Die Auseinandersetzung mit Lernwiderständen, ihren Facetten, Gründen und dem Umgang mit Ihnen ist unbedingte Notwendigkeit für uns Learning Professionals. Noch nie habe ich das so gut strukturiert und nachvollziehbar zusammengefasst gehört wie bei Christian und Claudia.

Christian steigt ein, indem er drei erkennbare Auswirkungen von Lernwiderständen beschreibt:

  1. Menschen nehmen nicht an Weiterbildungen teil, indem sie ganz einfach nicht anwesend sind.
  2. Lernende scheitern beim Lernen, weil sie auf individuelle Barrieren stoßen (die Art des Lernens passt für sie z. B. nicht).
  3. Lernenden zeigen widerständiges Verhalten in konkreten Lehr-/Lernsettings (z. B. Augenrollen, demonstratives Unaufmerksam-Sein, den Raum verlassen … oder die Klassiker: Die Ausdehnung der Kaffeepause oder die aufgeklappten Laptops oder die Beschäftigung mit dem Handy).

Aufbauend auf Daniela Holzers als Open Access verfügbarem Buch „Weiterbildungswiderstand. Eine kritische Theorie der Verweigerung“ und den von Peter Faulstich und Petra Grell beschriebenen Gründen für Lernhemmnisse und Lernschranken legen Christian und Claudia dar, warum diese Widerstände zum Lernprozess dazugehören können.

Überzeugend finde ich die schon eingangs erwähnte Aussage, dass Widerstand eine wertvolle Essenz von Lernprozessen ist und eine kritische Auseinandersetzung mit einem Thema hervorrufen kann (bei mir selbst beobachte ich das seit einiger Zeit beim Thema „Künstliche Intelligenz“, zu dem ich bei mir selbst großen Widerstand verspüre und eine dementsprechend für mich passende Art des Zugangs wähle). Solche Widerstände beinhalten auch kritisches Prüfen, was aus dem Lernangebot für den Arbeitsalltag der Lernenden wirklich passend und relevant ist.

Als weitere Gründe für Widerstände besprechen Christian und Claudia potenzielle Bevormundungs- oder Fremdsteuerungs-Wahrnehmung der Lernenden bzw. die Wahrnehmung von „Lebenslangem Lernen“ als Zumutung, weil es als Zuschreibung permanenter Unzulänglichkeit der Lernenden oder als Vereinnahmung wertvoller Frei-Zeit empfunden werde. Claudia weist darauf hin, dass wir Learning Professionals unsere eigene Begeisterung für Lernen nicht auf alle Menschen verallgemeinern dürften. (Ja, das vergesse ich tatsächlich immer wieder!)

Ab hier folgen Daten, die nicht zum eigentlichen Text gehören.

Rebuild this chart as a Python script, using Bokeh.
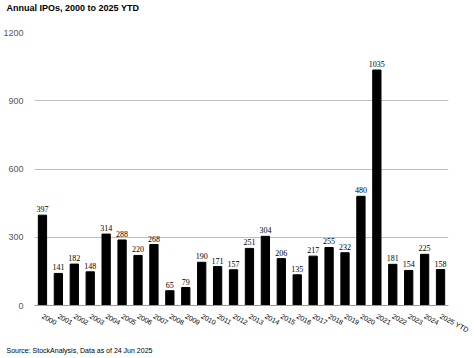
from bokeh.plotting import figure
from bokeh.models import ColumnDataSource, Range1d, FixedTicker, Title, LabelSet
from bokeh.embed import file_html
from bokeh.resources import INLINE

years = ["2000", "2001", "2002", "2003", "2004", "2005", "2006", "2007", "2008",
         "2009", "2010", "2011", "2012", "2013", "2014", "2015", "2016", "2017",
         "2018", "2019", "2020", "2021", "2022", "2023", "2024", "2025 YTD"]
ipos = [397, 141, 182, 148, 314, 288, 220, 268, 65, 79, 190, 171, 157, 251,
        304, 206, 135, 217, 255, 232, 480, 1035, 181, 154, 225, 158]
y_ticks = [0, 300, 600, 900, 1200]
y_tick_labels = {0: "0", 300: "300", 600: "600", 900: "900", 1200: "1200"}
title_text = "Annual IPOs, 2000 to 2025 YTD"
source_text = "Source: StockAnalysis, Data as of 24 Jun 2025"

src = ColumnDataSource(dict(x=years, y=ipos, lab=[str(v) for v in ipos]))

p = figure(width=474, height=358, x_range=years, y_range=Range1d(0, 1200),
           output_backend="svg", toolbar_location=None, title=None,
           min_border_left=30, min_border_right=26, min_border_top=3,
           min_border_bottom=10)

# spacer panel between title and plot area, then the title itself
p.add_layout(Title(text=" ", text_font="Liberation Sans", text_font_size="9px",
                   standoff=8), "above")
p.add_layout(Title(text=title_text, text_font="Liberation Sans",
                   text_font_size="9px", text_font_style="bold",
                   text_color="#000000", offset=-28, standoff=0), "above")

p.add_layout(Title(text=source_text,
                   text_font="Liberation Sans", text_font_size="7px",
                   text_font_style="normal", text_color="#000000",
                   offset=-28, standoff=10), "below")

p.vbar(x="x", top="y", width=0.52, source=src, color="#000000")
p.add_layout(LabelSet(x="x", y="y", text="lab", source=src, text_align="center",
                      text_baseline="bottom", y_offset=3, text_font_size="8px",
                      text_font="Liberation Serif", text_color="#000000"))

p.outline_line_color = None
p.background_fill_color = "#ffffff"
p.border_fill_color = "#ffffff"

p.xgrid.grid_line_color = None
p.ygrid.grid_line_color = "#bfbfbf"
p.ygrid.grid_line_width = 1

p.yaxis.ticker = FixedTicker(ticks=y_ticks)
p.yaxis.major_label_overrides = y_tick_labels
p.yaxis.axis_line_color = None
p.yaxis.major_tick_line_color = None
p.yaxis.minor_tick_line_color = None
p.yaxis.major_label_text_font = "Liberation Sans"
p.yaxis.major_label_text_font_size = "9px"
p.yaxis.major_label_text_color = "#595959"
p.yaxis.major_label_standoff = 5

p.xaxis.axis_line_color = "#999999"
p.xaxis.major_tick_line_color = None
p.xaxis.minor_tick_line_color = None
p.xaxis.major_label_orientation = -0.5
p.xaxis.major_label_text_font = "Liberation Sans"
p.xaxis.major_label_text_font_size = "7px"
p.xaxis.major_label_text_color = "#000000"
p.xaxis.major_label_standoff = 4

p.x_range.range_padding = 0

open("out.html", "w").write(file_html(p, INLINE))
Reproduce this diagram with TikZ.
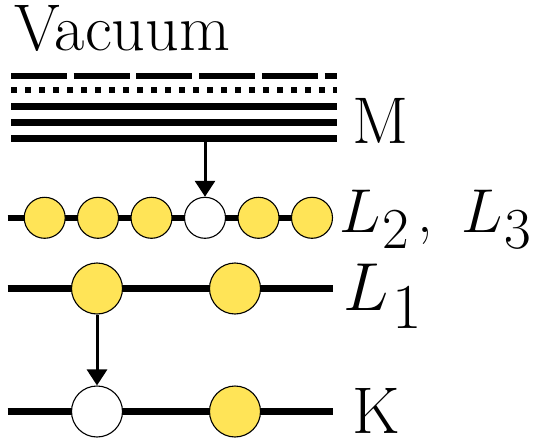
\RequirePackage{fix-cm}
\documentclass[tikz,border=0pt]{standalone}
\usepackage{graphicx}
\usetikzlibrary{arrows.meta}
\newcommand{\subdig}[2]{\hbox{\fontsize{#1}{#1}\selectfont #2}}
\definecolor{elec}{RGB}{255,228,87}
\begin{document}
\begin{tikzpicture}[x=1pt,y=-1pt,
  level/.style={line width=6.5pt},
  small/.style={circle,draw=black,line width=1.1pt,minimum size=41pt,inner sep=0pt},
  big/.style={circle,draw=black,line width=1.1pt,minimum size=51pt,inner sep=0pt},
  filled/.style={fill=elec},
  hole/.style={fill=white},
  trans/.style={line width=3pt,-{Triangle[width=20pt,length=16pt]}},
  lab/.style={anchor=base west,inner sep=0pt,font=\fontsize{66}{66}\selectfont}]
\useasboundingbox (0,0) rectangle (541,444);
% vacuum label
\node[lab] (vac) at (14,51) {Vacuum};
% M shell lines
\coordinate (da) at (11,75.6);  \coordinate (db) at (337,75.6);
\coordinate (pa) at (11,90);    \coordinate (pb) at (337,90);
\coordinate (s1a) at (11,106.7); \coordinate (s1b) at (337,106.7);
\coordinate (s2a) at (11,122.3); \coordinate (s2b) at (337,122.3);
\coordinate (s3a) at (11,138.3); \coordinate (s3b) at (337,138.3);
\draw[line width=6pt,dash pattern=on 56pt off 6.7pt] (da) -- (db);
\draw[line width=5.6pt,dash pattern=on 5.6pt off 8.4pt] (pa) -- (pb);
\draw[level] (s1a) -- (s1b);
\draw[level] (s2a) -- (s2b);
\draw[level] (s3a) -- (s3b);
\node[lab] (M) at (352,143) {M};
% L2, L3 row
\coordinate (l2a) at (7.5,217.8); \coordinate (l2b) at (312,217.8);
\draw[level] (l2a) -- (l2b);
\node[small,filled] (c1) at (44.7,217.8) {};
\node[small,filled] (c2) at (98,217.8) {};
\node[small,filled] (c3) at (151.5,217.8) {};
\node[small,hole]   (c4) at (205,217.8) {};
\node[small,filled] (c5) at (258.5,217.8) {};
\node[small,filled] (c6) at (312,217.8) {};
\node[lab,font=\fontsize{62}{62}\selectfont] (L23) at (339,232)
  {$L_{\kern2pt\subdig{58}{2}}$\hspace{8pt},\hspace{28pt}$L_{\kern2pt\subdig{58}{3}}$};
\coordinate (mdrop) at (205,141.5);
\draw[trans] (mdrop) -- (c4.north);
% L1 row
\coordinate (l1a) at (7.5,288.5); \coordinate (l1b) at (333,288.5);
\draw[level] (l1a) -- (l1b);
\node[big,filled] (a1) at (97,288.5) {};
\node[big,filled] (a2) at (235,288.5) {};
\node[lab,font=\fontsize{68}{68}\selectfont] (L1) at (343,310) {$L_{\kern4pt\subdig{64}{1}}$};
% K row
\coordinate (ka) at (7.5,411.5); \coordinate (kb) at (333,411.5);
\draw[level] (ka) -- (kb);
\node[big,hole]   (k1) at (97,411.5) {};
\node[big,filled] (k2) at (235,411.5) {};
\node[lab] (K) at (352,433) {K};
\draw[trans] (a1.south) -- (k1.north);
\end{tikzpicture}
\end{document}
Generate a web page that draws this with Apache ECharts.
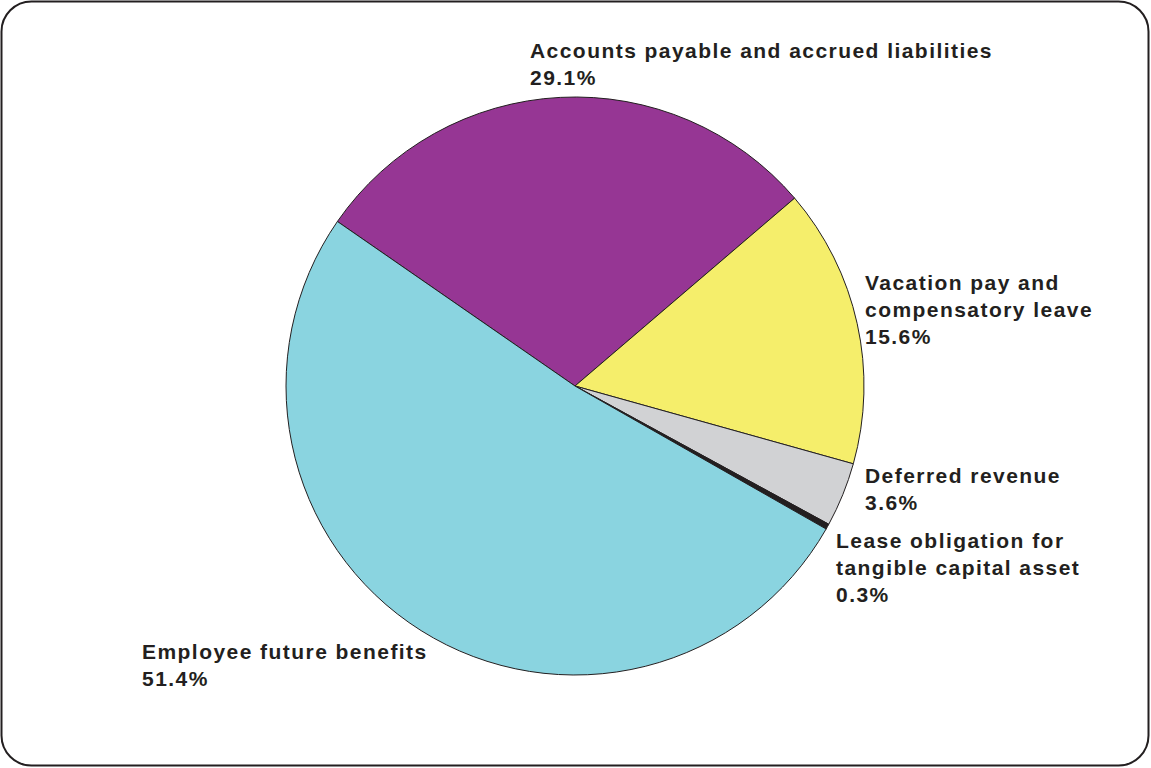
<!DOCTYPE html>
<html>
<head>
<meta charset="utf-8">
<script src="https://cdn.jsdelivr.net/npm/echarts@6/dist/echarts.min.js"></script>
<style>
  html, body { margin: 0; padding: 0; background: #ffffff; }
  #chart { width: 1151px; height: 768px; }
  /* wide tracking on the slice labels */
  #chart text { letter-spacing: 1.45px; }
</style>
</head>
<body>
<div id="chart"></div>
<script>
// Liabilities breakdown (percent of total)
const categories = [
  'Accounts payable and accrued liabilities',
  'Vacation pay and\ncompensatory leave',
  'Deferred revenue',
  'Lease obligation for\ntangible capital asset',
  'Employee future benefits'
];
const shares = [29.1, 15.6, 3.6, 0.3, 51.4];
const sliceColors = ['#963694', '#f5ee6b', '#d1d2d4', '#231f20', '#8ad4e0'];

// Top-left anchor of each label block
const labelAnchors = [
  [530, 37],
  [865, 268.5],
  [865, 462],
  [836, 527],
  [142, 638]
];

const chart = echarts.init(document.getElementById('chart'), null, { renderer: 'svg' });

chart.setOption({
  backgroundColor: '#ffffff',
  animation: false,
  graphic: [{
    type: 'rect',
    shape: { x: 1.5, y: 1.5, width: 1147, height: 764, r: 30 },
    style: { fill: 'none', stroke: '#231f20', lineWidth: 2 },
    silent: true
  }],
  series: [{
    type: 'pie',
    center: [575, 386],
    radius: 289,
    startAngle: 145.3,
    clockwise: true,
    avoidLabelOverlap: false,
    itemStyle: { borderColor: '#231f20', borderWidth: 1 },
    label: {
      show: true,
      position: 'outside',
      color: '#231f20',
      fontFamily: 'Liberation Sans',
      fontWeight: 'bold',
      fontSize: 21,
      lineHeight: 27,
      formatter: p => p.name + '\n' + p.value.toFixed(1) + '%'
    },
    labelLine: { show: false },
    labelLayout: p => ({
      x: labelAnchors[p.dataIndex][0],
      y: labelAnchors[p.dataIndex][1],
      align: 'left',
      verticalAlign: 'top'
    }),
    emphasis: { disabled: true },
    data: categories.map((name, i) => ({
      name: name,
      value: shares[i],
      itemStyle: { color: sliceColors[i] }
    }))
  }]
});
</script>
</body>
</html>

Nach Faulstich und Grell sollten wir soziale und institutionelle Gründe für Widerstände unterscheiden, betont Christian. Soziale Gründe könnten Glaubenssätze oder Zuschreibungen an Geschlecht oder Alter bzw. die eigene Biographie und Sozialisation sein. Institutionelle Gründe wären z. B. Lernarchitekturen oder andere Strukturen in der Organisation, die sich als Hindernis für das Lernen herausstellen … z. B. verwendete Begriffe/Benennungen, zeitliche Faktoren oder Double-Bind-Botschaften wie ‚Lerne möglichst viel, aber verbringe nicht zu viel Zeit damit‘.

Oft werden Problemlösungsanforderungen auf die Lernenden projiziert, die dann durch ihr individuelles Lernen ein Problem lösen sollen, das eigentlich in Strukturen der Organisation oder Gesellschaft liege. Als Klassiker nennt Christian Kurse zur Burnout-Prävention, die Burnout zu einem individuellen Problem verschieben, wo doch insbesondere eine gute und gesunde Organisation der Arbeitsstrukturen und -bedingungen zählt.

Christian betont deshalb, wie wichtig es ist, zu erkennen, wann wir es mit institutionellen Gründen zu tun haben, denn nur die können wir angehen.

Abschließend teasern Christian und Claudia eine verlockende Fortsetzung der Auseinandersetzung mit Lernwiderständen an, indem sie drei Vorschläge unterbreiten, auf didaktischer Ebene mit Lernwiderständen umzugehen:

  1. Widerstände wahrnehmen und benennen
  2. Widerständen Raum geben und sie wertschätzen
  3. Widerstände thematisieren und sie gemeinsam reflektieren

In diesem Sinne: Für mehr Widerständigkeit im Lernen!

Allen Menschen, die Lernen in Organisationen gestalten, sei diese LERNLUST-Podcastfolge besonders ans Herz gelegt.